## Supplied records
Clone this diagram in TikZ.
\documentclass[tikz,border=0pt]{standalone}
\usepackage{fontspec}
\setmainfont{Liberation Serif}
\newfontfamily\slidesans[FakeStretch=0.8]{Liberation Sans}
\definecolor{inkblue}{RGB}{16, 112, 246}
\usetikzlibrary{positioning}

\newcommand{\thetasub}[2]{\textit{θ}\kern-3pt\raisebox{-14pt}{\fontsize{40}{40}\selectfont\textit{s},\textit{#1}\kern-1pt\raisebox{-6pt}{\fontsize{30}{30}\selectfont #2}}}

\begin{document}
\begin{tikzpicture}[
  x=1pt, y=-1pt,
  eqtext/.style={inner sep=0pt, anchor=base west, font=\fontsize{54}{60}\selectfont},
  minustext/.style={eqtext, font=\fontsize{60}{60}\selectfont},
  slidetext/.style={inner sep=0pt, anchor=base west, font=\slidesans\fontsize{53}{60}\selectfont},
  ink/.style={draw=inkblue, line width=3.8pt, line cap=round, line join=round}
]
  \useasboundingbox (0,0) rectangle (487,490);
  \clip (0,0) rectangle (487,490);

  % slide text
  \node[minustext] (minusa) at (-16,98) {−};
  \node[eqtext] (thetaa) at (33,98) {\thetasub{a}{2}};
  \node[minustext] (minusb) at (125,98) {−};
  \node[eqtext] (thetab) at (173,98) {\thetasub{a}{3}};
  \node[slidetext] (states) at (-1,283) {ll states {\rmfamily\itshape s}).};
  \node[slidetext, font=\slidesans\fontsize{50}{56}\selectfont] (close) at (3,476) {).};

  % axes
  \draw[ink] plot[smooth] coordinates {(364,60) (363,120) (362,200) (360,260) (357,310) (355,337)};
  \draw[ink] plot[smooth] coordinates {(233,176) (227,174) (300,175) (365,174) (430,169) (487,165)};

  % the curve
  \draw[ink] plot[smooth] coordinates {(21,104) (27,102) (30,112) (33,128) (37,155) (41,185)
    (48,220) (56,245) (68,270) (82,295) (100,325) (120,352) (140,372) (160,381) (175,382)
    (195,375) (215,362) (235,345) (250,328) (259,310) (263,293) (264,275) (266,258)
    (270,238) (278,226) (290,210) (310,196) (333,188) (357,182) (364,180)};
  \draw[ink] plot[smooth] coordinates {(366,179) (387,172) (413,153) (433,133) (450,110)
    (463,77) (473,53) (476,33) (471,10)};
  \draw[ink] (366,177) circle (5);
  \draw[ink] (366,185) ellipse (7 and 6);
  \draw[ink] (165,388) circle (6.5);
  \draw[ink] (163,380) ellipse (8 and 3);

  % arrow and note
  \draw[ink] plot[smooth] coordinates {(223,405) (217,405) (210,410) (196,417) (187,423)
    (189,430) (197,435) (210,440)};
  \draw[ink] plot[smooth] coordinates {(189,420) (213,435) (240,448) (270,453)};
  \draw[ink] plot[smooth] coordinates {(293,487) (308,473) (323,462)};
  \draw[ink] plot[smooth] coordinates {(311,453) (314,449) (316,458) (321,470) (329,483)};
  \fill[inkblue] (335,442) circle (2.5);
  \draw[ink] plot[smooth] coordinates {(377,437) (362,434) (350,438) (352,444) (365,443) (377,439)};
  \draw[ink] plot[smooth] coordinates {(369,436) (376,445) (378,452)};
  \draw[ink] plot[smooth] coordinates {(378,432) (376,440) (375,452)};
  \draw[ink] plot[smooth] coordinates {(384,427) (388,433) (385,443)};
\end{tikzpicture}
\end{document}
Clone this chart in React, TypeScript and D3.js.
--
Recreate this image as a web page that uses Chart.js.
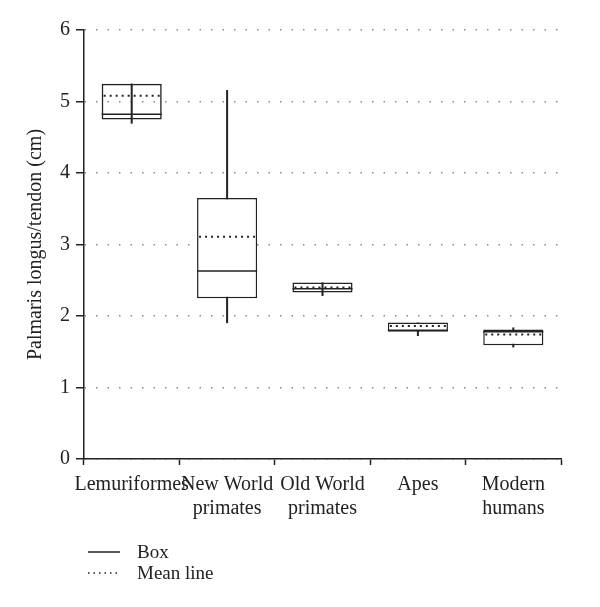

## What needs to be done
Search the listing for the word "this" and return each line that holds it.

## Finished exercise
Clone this diagram in TikZ.
Clone this chart in React, TypeScript and D3.js.
Recreate this image as a web page that uses Chart.js.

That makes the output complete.